The plan is to teach college students, grow the local economy and develop future farmers – all with 55 acres of land located in the heart of Grayslake.
The farm field, settled behind Brae Loch Golf Course at the northwest corner of Center Street and Route 45, is owned by the Lake County Forest Preserve District.
The College of Lake County would like to use it to build a food learning center for CLC students and potentially offer a place for novice farmers to learn the ropes.
“We are in the time and environment where people are open to seeing sustainability and we should jump on that,” said Stephen Bell, director of the Green Economy Center at CLC.
The concept is a brainstorm of sorts by members of CLC and the Liberty Prairie Foundation at Prairie Crossing. It was recently presented to the Lake County Forest Preserve District’s planning and restoration committee.
A portion of the land would be used for new and existing programs within CLC including sustainable landscaping, agriculture production and horticulture curriculums. Students would use the acreage as a growing ground for their education, Bell said.
“There is so much potential in this project. There is a demand for organic food and we want to move beyond getting the food from a CSA [Community Supported Agriculture] and have those vegetables grown and available in the community,” Bell said.

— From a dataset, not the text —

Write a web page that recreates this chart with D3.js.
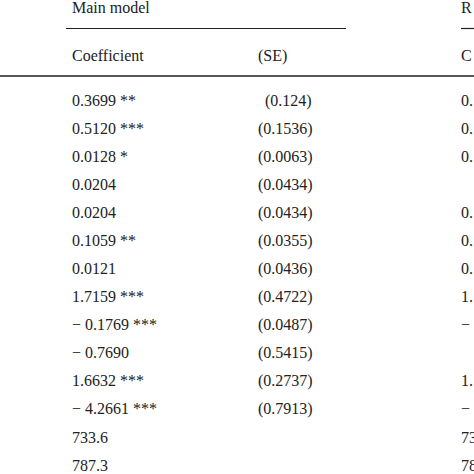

Another portion of the land would be used by novice farmers as an extension of the Farm Business Development Program at Prairie Crossing.
The program allows future farmers to lease land to begin their agriculture business.
The FBDC already operates 100 acres of land at Prairie Crossing, but officials said they are out of space, and farmers are waiting.
Michael Sands, the Environmental Team Leader for the program said the opportunity to expand the FBDC and to increase agricultural interest among college students could make a significant impact on the economy and health of Lake County residents.
“We could really create a lot of jobs with increased sustainable farmland in this area and with local food production, entrepreneurial agriculture represents incredible opportunity to also circulate local funds in the local economy," Sands said.
Sands also believes that would lead to healthier eating patterns in area residents.
While the concept was well received by the district’s planning and restoration committee, members still had many questions regarding the funding, management and operation of the learning center.
“As far as the concept, it sounds like a homerun to me,” said Pat Carey, a member of the committee and forest commissioner from Grayslake. “It’s exciting. We’ll see where it goes at this point.”
“We do have a long term interest in growing sustainable agriculture in our area,” said Tom Hahn, executive director for the district. “This idea is definitely keeping with the agricultural commitment we have planned for the long term for our area.”
The district was clear it would not fund the project, but rather license the land to CLC.
The land is currently leased out for corn farming. At one point there had been talk of expanding Brae Loch Golf Course but district officials said they are considering other ideas with interest in golf waning.
As for the next step for this concept, Bell said, “we are in the process of bringing all of our partners together and figuring out what this could be and what it should be."